Try making it at home, perfect summer food, even nicer after it's been in the fridge for a day, the flavours settle in and make gorgeous taste babies. What do the rest of you do with potatoes? Share away, I need some more ideas. The Fully Sick Salad has to be tried to be believed, if your version fails then invite yourself and everyone you know over to my parents, they don't need any notice at all to cater for hundreds. It's kind of embarassing. 

The Fully Sick Salad: so yummy, it would've brought Zarathustra down any mountain much sooner. And Thus Spake Amanda.

4 comments:

reggers said...

yeah yeah! Amanda hurry up and finish your exams so I can give you a sampling of the olive oil I have here - sent over in big tubs straight from the 'in-laws' olive plantation in Kalamata. Its almost as black as petrol and is so so full of flavour. Works wonderfully well in the Greek's potato salad, which is remarkably similar to the Leb version, with only the only addition being crushed garlic. They leave the skins on as well.

Still working on the moussaka. And the pomegranate. And the photo of my knife. Maybe I can work it into one spectacular work of art.

And Thus Spake Amanda. The potato is most certainly not dead (unlike GOD).

amanda said...

haha. black as petrol? i love the sound of this. you cant torture a lebanese person with olive oil, it isnt fair. exams die this friday, i can not wait! crushed garlic sounds divine, theres nothing better than offending people with the smell of your breath AND having a great lunch. we will be so happy soon. how was hobart?

reggers said...

good luck with the exams...hobart was wet and cold and I learnt lots about root canals. We appear to have organised ourselves a few dozen different food outings which means a lot of exercise for me to offset the calorie intake. I call it my fat offset omissions trading scheme. We should start a Cake + the Knife food club.
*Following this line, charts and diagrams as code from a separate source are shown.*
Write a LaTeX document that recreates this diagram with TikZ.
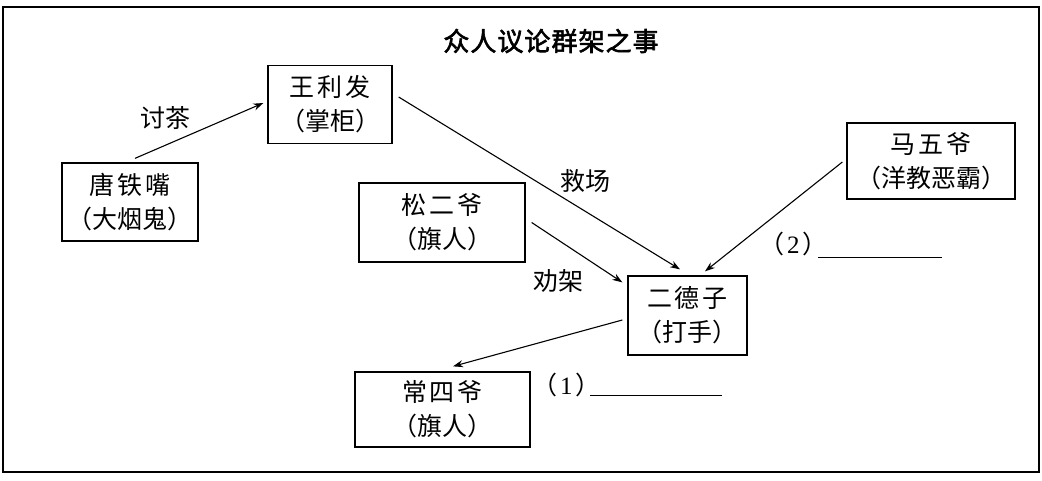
\documentclass[tikz,border=0pt]{standalone}
\usepackage{fontspec}
\setmainfont{Liberation Serif}
\newfontfamily\cjk{Noto Sans CJK SC}
\newfontfamily\cjkw[LetterSpace=12]{Noto Sans CJK SC}
\newfontfamily\cjkt[FakeBold=2.2,LetterSpace=4]{Noto Sans CJK SC}
\usetikzlibrary{arrows.meta}
\begin{document}
\begin{tikzpicture}[x=1pt,y=-1pt,
  person/.style={draw, line width=1.3pt, inner sep=0pt, align=center, font=\cjk\fontsize{25}{34}\selectfont},
  arr/.style={line width=1.1pt, -{Stealth[length=10pt,width=7pt]}},
  lbl/.style={font=\cjk\fontsize{25}{28}\selectfont, inner sep=0pt}]
\useasboundingbox (0,0) rectangle (1042,480);
\draw[line width=1.6pt] (3,7) rectangle (1039,472);
\node[font=\cjkt\fontsize{26}{30}\selectfont] (title) at (551,41) {众人议论群架之事};
\node[person, minimum width=124pt, minimum height=78pt] (wang) at (330,104.5) {{\cjkw 王利发}\\（掌柜）};
\node[person, minimum width=136pt, minimum height=78pt] (tang) at (130,202) {{\cjkw 唐铁嘴}\\（大烟鬼）};
\node[person, minimum width=166pt, minimum height=79pt] (song) at (442,222.5) {{\cjkw 松二爷}\\（旗人）};
\node[person, minimum width=119pt, minimum height=79pt] (erde) at (687.5,315.5) {{\cjkw 二德子}\\（打手）};
\node[person, minimum width=175pt, minimum height=75pt] (chang) at (442.5,409.5) {{\cjkw 常四爷}\\（旗人）};
\node[person, minimum width=168pt, minimum height=76pt] (ma) at (931,161) {{\cjkw 马五爷}\\（洋教恶霸）};
\draw[arr] ([xshift=5pt,yshift=4pt]tang.north) -- ([xshift=-4pt,yshift=1.5pt]wang.west);
\draw[arr] ([xshift=6pt,yshift=7.5pt]wang.east) -- ([xshift=-7.5pt,yshift=6pt]erde.north);
\draw[arr] ([xshift=6pt]song.east) -- ([xshift=-5pt,yshift=-7pt]erde.north west);
\draw[arr] ([xshift=-4pt,yshift=-1pt]ma.west) -- ([xshift=17.5pt,yshift=4pt]erde.north);
\draw[arr] ([xshift=-5pt,yshift=-4.5pt]erde.west) -- ([xshift=10.5pt,yshift=5pt]chang.north);
\node[lbl] (l1) at (165,118) {讨茶};
\node[lbl] (l2) at (585,181) {救场};
\node[lbl] (l3) at (558,281) {劝架};
\node[font=\fontsize{25}{28}\selectfont, inner sep=0pt, anchor=west] (q1) at (532,385) {{\cjk （}\hspace{3pt}1\hspace{3pt}{\cjk ）}};
\coordinate (q1s) at (590,395);
\coordinate (q1e) at (722,395);
\draw[line width=1pt] (q1s) -- (q1e);
\node[font=\fontsize{25}{28}\selectfont, inner sep=0pt, anchor=west] (q2) at (759,244) {{\cjk （}\hspace{3pt}2\hspace{3pt}{\cjk ）}};
\coordinate (q2s) at (818,257);
\coordinate (q2e) at (942,257);
\draw[line width=1pt] (q2s) -- (q2e);
\end{tikzpicture}
\end{document}
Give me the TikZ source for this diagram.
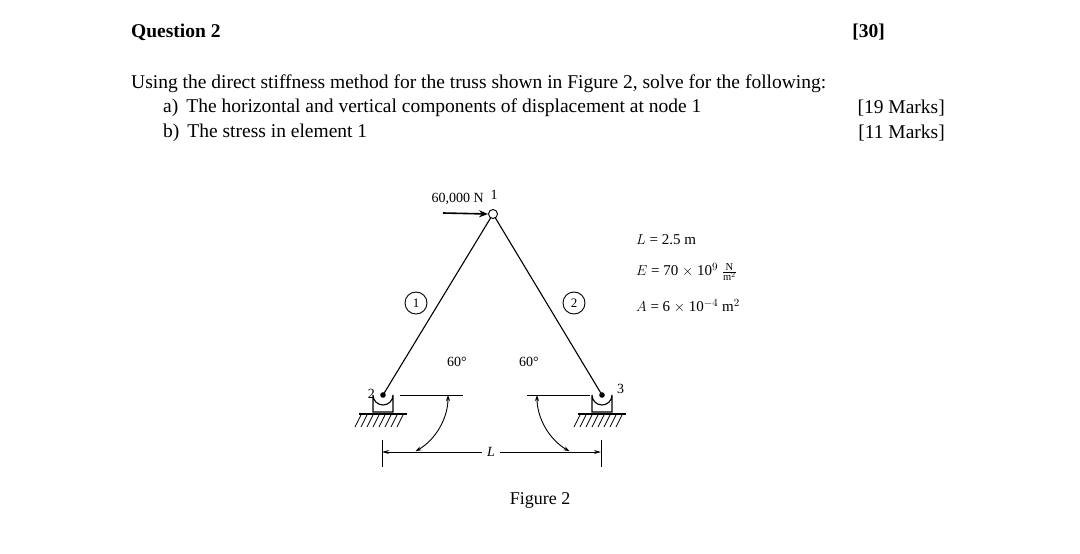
\documentclass[tikz,border=0pt]{standalone}
\usepackage{fontspec}
\setmainfont{Liberation Serif}
\usetikzlibrary{arrows.meta,patterns}
\begin{document}
\begin{tikzpicture}[x=1pt,y=-1pt,
  txt/.style={inner sep=0pt,font=\fontsize{19.5}{22}\selectfont},
  lbl/.style={inner sep=0pt,font=\fontsize{14}{16}\selectfont},
  mem/.style={line width=1.1pt},
  circ/.style={draw,circle,line width=0.9pt,minimum size=22pt,inner sep=0pt,font=\fontsize{13}{14}\selectfont}]
\useasboundingbox (0,0) rectangle (1080,554);
\node[txt,anchor=west,font=\fontsize{19.5}{22}\selectfont\bfseries] (q) at (131,32) {Question 2};
\node[txt,anchor=east,font=\fontsize{19.5}{22}\selectfont\bfseries] (m) at (885,32) {[30]};
\node[txt,anchor=west] (t1) at (131,84) {Using the direct stiffness method for the truss shown in Figure 2, solve for the following:};
\node[txt,anchor=west] (ta) at (163,108) {a)\hspace{8pt}The horizontal and vertical components of displacement at node 1};
\node[txt,anchor=west] (tb) at (163,133) {b)\hspace{8pt}The stress in element 1};
\node[txt,anchor=east] (ma) at (945,108) {[19 Marks]};
\node[txt,anchor=east] (mb) at (945,133) {[11 Marks]};
% nodes
\coordinate (n1) at (493,214);
\coordinate (n2) at (383,395);
\coordinate (n3) at (602,395);
\draw[mem] (n2) -- (n1) -- (n3);
\node[draw,circle,fill=white,minimum size=9pt,inner sep=0pt,line width=0.9pt] (c1) at (n1) {};
% supports
\foreach \p/\n in {n2/s2,n3/s3}{
  \begin{scope}[shift={(\p)}]
  \draw[line width=1.1pt,fill=white] (-10,17) -- (-10,0) arc[start angle=180,end angle=0,radius=10] -- (10,17) -- cycle;
  \fill (0,0) circle (2.8);
  \draw[line width=1.1pt] (-24,19) -- (24,19);
  \foreach \k in {0,...,7} \draw[line width=0.8pt] (-22+6*\k,20) -- (-28+6*\k,32);
  \end{scope}}
\node[lbl,anchor=east] (l2) at (375,394) {2};
\node[lbl,anchor=west] (l3) at (617,389) {3};
\node[lbl] (l1) at (494,195) {1};
% force
\coordinate (fa) at (443,213);
\draw[line width=1.6pt,-{Stealth[length=9pt,width=7pt]}] (fa) -- (c1.west);
\node[lbl,anchor=east] (fl) at (484,199) {60,000 N};
% member labels
\node[circ] (e1) at (416,303) {1};
\node[circ] (e2) at (574,303) {2};
% reference lines
\coordinate (h1a) at (400,395); \coordinate (h1b) at (463,395);
\coordinate (h2a) at (527,395); \coordinate (h2b) at (590,395);
\draw[line width=0.9pt] (h1a) -- (h1b);
\draw[line width=0.9pt] (h2a) -- (h2b);
\draw[line width=0.9pt,{Stealth[length=6pt,width=4pt]}-{Stealth[length=6pt,width=4pt]}] (n2) ++(60:65) arc[start angle=60,end angle=0,radius=65];
\draw[line width=0.9pt,{Stealth[length=6pt,width=4pt]}-{Stealth[length=6pt,width=4pt]}] (n3) ++(120:65) arc[start angle=120,end angle=180,radius=65];
\node[lbl] (a1) at (457,362) {60°};
\node[lbl] (a2) at (529,362) {60°};
% dimension
\coordinate (d1) at (382,440); \coordinate (d1b) at (382,467);
\coordinate (d2) at (601,440); \coordinate (d2b) at (601,467);
\draw[line width=0.9pt] (d1) -- (d1b);
\draw[line width=0.9pt] (d2) -- (d2b);
\node[lbl,font=\fontsize{14}{16}\selectfont\itshape,fill=white,inner xsep=5pt] (L) at (491,452) {L};
\draw[line width=0.9pt,-{Stealth[length=7pt,width=4pt]}] (L.west) -- (382,452);
\draw[line width=0.9pt,-{Stealth[length=7pt,width=4pt]}] (L.east) -- (601,452);
% data
\node[lbl,anchor=west,font=\fontsize{15}{17}\selectfont] (dL) at (636,240) {$L$ = 2.5 m};
\node[lbl,anchor=west,font=\fontsize{15}{17}\selectfont] (dE) at (636,272) {$E$ = 70 $\times$ 10$^9$ $\frac{\mathrm{N}}{\mathrm{m}^2}$};
\node[lbl,anchor=west,font=\fontsize{15}{17}\selectfont] (dA) at (636,306) {$A$ = 6 $\times$ 10$^{-4}$ m$^2$};
\node[txt,font=\fontsize{18}{20}\selectfont] (fig) at (540,500) {Figure 2};
\end{tikzpicture}
\end{document}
Thank you for your dig at my attempt to describe the oil. I had another look and its actually dark green (not surprisingly). The potato salad combined with a some BBQ oregano/garlic/oil/lamb cutlets and a few spoons of tzatziki = what I like to call 'stink lunch'. I can't wait for us to both stink out a soon to be designated location.

amanda said...

...and its 5km radius! c + k club sounds like a great idea, i think dan and anna from school would be up for it, we could do a new place every month or fortnight or something, i am hungry and over histology!!!